**DIRECTIONS FOR THIS TASK**
Go through the data and copy every line exactly, but not the images.

**SOURCE EXCERPT**
+ + +
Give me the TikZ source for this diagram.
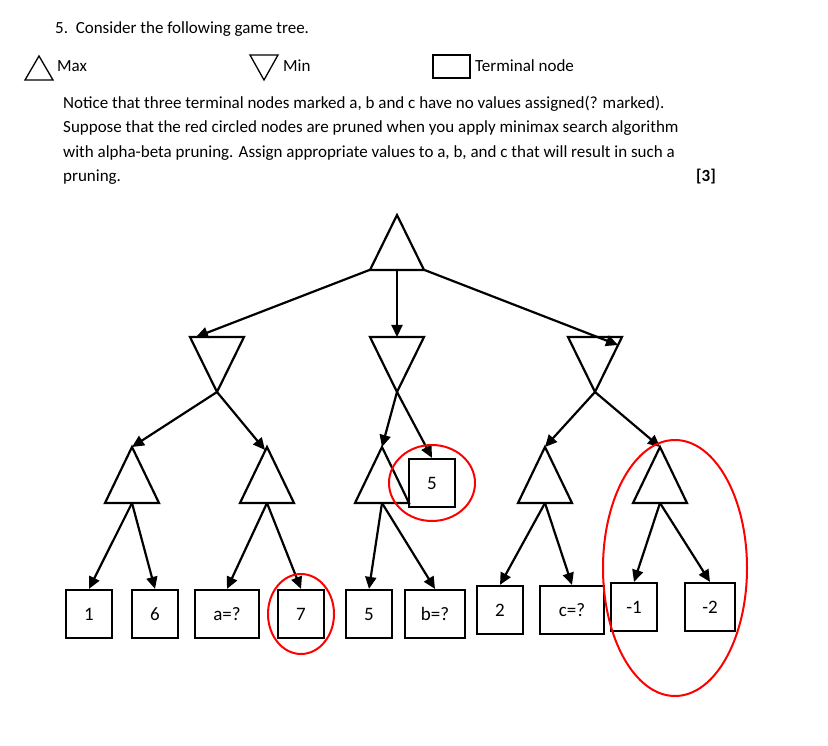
\documentclass[tikz,border=0pt]{standalone}
\usepackage{fontspec}
\setmainfont{Carlito}
\usetikzlibrary{arrows.meta}
\begin{document}
\begin{tikzpicture}[x=1pt,y=-1pt,
  tri/.style={draw,line width=2.2pt,line join=miter},
  leaf/.style={draw,line width=2.2pt,minimum width=46pt,minimum height=48pt,inner sep=0pt,font=\fontsize{19}{22}\selectfont},
  edge/.style={line width=2.2pt,-{Triangle[length=12pt,width=11pt]}},
  prune/.style={draw=red,line width=2pt},
  txt/.style={anchor=base west,inner sep=0pt,font=\fontsize{17}{20}\selectfont}]
\useasboundingbox (0,0) rectangle (828,746);
% text
\node[txt] (t0) at (55,34) {5.\ \ Consider the following game tree.};
\draw[line width=1.3pt] (25,80)--(39,56)--(53,80)--cycle;
\node[txt] (lmax) at (57,72) {Max};
\draw[line width=1.3pt] (250,55)--(264,80)--(278,55)--cycle;
\node[txt] (lmin) at (283,72) {Min};
\draw[line width=1.3pt] (433,55) rectangle (470,78);
\node[txt] (lterm) at (475,72) {Terminal node};
\node[txt] (p1) at (63,109) {Notice that three terminal nodes marked a, b and c have no values assigned(? marked).};
\node[txt] (p2) at (63,133) {Suppose that the red circled nodes are pruned when you apply minimax search algorithm};
\node[txt] (p3) at (63,158) {with alpha-beta pruning. Assign appropriate values to a, b, and c that will result in such a};
\node[txt] (p4) at (63,182) {pruning.};
\node[txt,anchor=base east] (p5) at (716,182) {\textbf{[3]}};
% root
\draw[tri] (370,270)--(397,215)--(424,270)--cycle;
\coordinate (rb) at (397,270); \coordinate (rl) at (372,269); \coordinate (rr) at (422,269);
% min nodes
\foreach \n/\x in {mA/217,mB/397,mC/595}{
  \draw[tri] (\x-27,337)--(\x,392)--(\x+27,337)--cycle;
  \coordinate (\n) at (\x,337); \coordinate (\n b) at (\x,392);}
\coordinate (mAt) at (196,337); \coordinate (mCt) at (618,345);
% max level 3
\foreach \n/\x in {xA/132,xB/267,xC/382,xD/545,xE/660}{
  \draw[tri] (\x-27,503)--(\x,447)--(\x+27,503)--cycle;
  \coordinate (\n) at (\x,447); \coordinate (\n b) at (\x,503);}
\node[leaf] (s5) at (432,483) {5};
% leaves
\node[leaf] (l1) at (89,614) {1};
\node[leaf] (l2) at (155,614) {6};
\node[leaf,minimum width=64pt] (l3) at (227,614) {a=?};
\node[leaf] (l4) at (301,614) {7};
\node[leaf] (l5) at (369,614) {5};
\node[leaf,minimum width=60pt] (l6) at (435,614) {b=?};
\node[leaf] (l7) at (500,610) {2};
\node[leaf,minimum width=64pt] (l8) at (572,610) {c=?};
\node[leaf] (l9) at (634,607) {-1};
\node[leaf,minimum width=50pt] (l10) at (710,607) {-2};
% edges
\draw[edge] (rl)--(mAt);
\draw[edge] (rb)--(mB);
\draw[edge] (rr)--(mCt);
\draw[edge] (mAb)--(xA);
\draw[edge] (mAb)--(265,450);
\draw[edge] (mBb)--(xC);
\draw[edge] (mBb)--(s5.north);
\draw[edge] (mCb)--(xD);
\draw[edge] (mCb)--(xE);
\draw[edge] (xAb)--(l1.north);
\draw[edge] (xAb)--(l2.north);
\draw[edge] (xBb)--(l3.north);
\draw[edge] (xBb)--(l4.north);
\draw[edge] (xCb)--(l5.north);
\draw[edge] (xCb)--(l6.north);
\draw[edge] (xDb)--(l7.north);
\draw[edge] (xDb)--(l8.north);
\draw[edge] (xEb)--(l9.north);
\draw[edge] (xEb)--(l10.north);
% pruned
\draw[prune] (s5) ellipse (43 and 38);
\draw[prune] (l4) ellipse (33 and 40);
\draw[prune] (675,568) ellipse (72 and 128);
\end{tikzpicture}
\end{document}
+ + +
**FULL OUTPUT**
Give me the TikZ source for this diagram.
\documentclass[tikz,border=0pt]{standalone}
\usepackage{fontspec}
\setmainfont{Carlito}
\usetikzlibrary{arrows.meta}
\begin{document}
\begin{tikzpicture}[x=1pt,y=-1pt,
  tri/.style={draw,line width=2.2pt,line join=miter},
  leaf/.style={draw,line width=2.2pt,minimum width=46pt,minimum height=48pt,inner sep=0pt,font=\fontsize{19}{22}\selectfont},
  edge/.style={line width=2.2pt,-{Triangle[length=12pt,width=11pt]}},
  prune/.style={draw=red,line width=2pt},
  txt/.style={anchor=base west,inner sep=0pt,font=\fontsize{17}{20}\selectfont}]
\useasboundingbox (0,0) rectangle (828,746);
% text
\node[txt] (t0) at (55,34) {5.\ \ Consider the following game tree.};
\draw[line width=1.3pt] (25,80)--(39,56)--(53,80)--cycle;
\node[txt] (lmax) at (57,72) {Max};
\draw[line width=1.3pt] (250,55)--(264,80)--(278,55)--cycle;
\node[txt] (lmin) at (283,72) {Min};
\draw[line width=1.3pt] (433,55) rectangle (470,78);
\node[txt] (lterm) at (475,72) {Terminal node};
\node[txt] (p1) at (63,109) {Notice that three terminal nodes marked a, b and c have no values assigned(? marked).};
\node[txt] (p2) at (63,133) {Suppose that the red circled nodes are pruned when you apply minimax search algorithm};
\node[txt] (p3) at (63,158) {with alpha-beta pruning. Assign appropriate values to a, b, and c that will result in such a};
\node[txt] (p4) at (63,182) {pruning.};
\node[txt,anchor=base east] (p5) at (716,182) {\textbf{[3]}};
% root
\draw[tri] (370,270)--(397,215)--(424,270)--cycle;
\coordinate (rb) at (397,270); \coordinate (rl) at (372,269); \coordinate (rr) at (422,269);
% min nodes
\foreach \n/\x in {mA/217,mB/397,mC/595}{
  \draw[tri] (\x-27,337)--(\x,392)--(\x+27,337)--cycle;
  \coordinate (\n) at (\x,337); \coordinate (\n b) at (\x,392);}
\coordinate (mAt) at (196,337); \coordinate (mCt) at (618,345);
% max level 3
\foreach \n/\x in {xA/132,xB/267,xC/382,xD/545,xE/660}{
  \draw[tri] (\x-27,503)--(\x,447)--(\x+27,503)--cycle;
  \coordinate (\n) at (\x,447); \coordinate (\n b) at (\x,503);}
\node[leaf] (s5) at (432,483) {5};
% leaves
\node[leaf] (l1) at (89,614) {1};
\node[leaf] (l2) at (155,614) {6};
\node[leaf,minimum width=64pt] (l3) at (227,614) {a=?};
\node[leaf] (l4) at (301,614) {7};
\node[leaf] (l5) at (369,614) {5};
\node[leaf,minimum width=60pt] (l6) at (435,614) {b=?};
\node[leaf] (l7) at (500,610) {2};
\node[leaf,minimum width=64pt] (l8) at (572,610) {c=?};
\node[leaf] (l9) at (634,607) {-1};
\node[leaf,minimum width=50pt] (l10) at (710,607) {-2};
% edges
\draw[edge] (rl)--(mAt);
\draw[edge] (rb)--(mB);
\draw[edge] (rr)--(mCt);
\draw[edge] (mAb)--(xA);
\draw[edge] (mAb)--(265,450);
\draw[edge] (mBb)--(xC);
\draw[edge] (mBb)--(s5.north);
\draw[edge] (mCb)--(xD);
\draw[edge] (mCb)--(xE);
\draw[edge] (xAb)--(l1.north);
\draw[edge] (xAb)--(l2.north);
\draw[edge] (xBb)--(l3.north);
\draw[edge] (xBb)--(l4.north);
\draw[edge] (xCb)--(l5.north);
\draw[edge] (xCb)--(l6.north);
\draw[edge] (xDb)--(l7.north);
\draw[edge] (xDb)--(l8.north);
\draw[edge] (xEb)--(l9.north);
\draw[edge] (xEb)--(l10.north);
% pruned
\draw[prune] (s5) ellipse (43 and 38);
\draw[prune] (l4) ellipse (33 and 40);
\draw[prune] (675,568) ellipse (72 and 128);
\end{tikzpicture}
\end{document}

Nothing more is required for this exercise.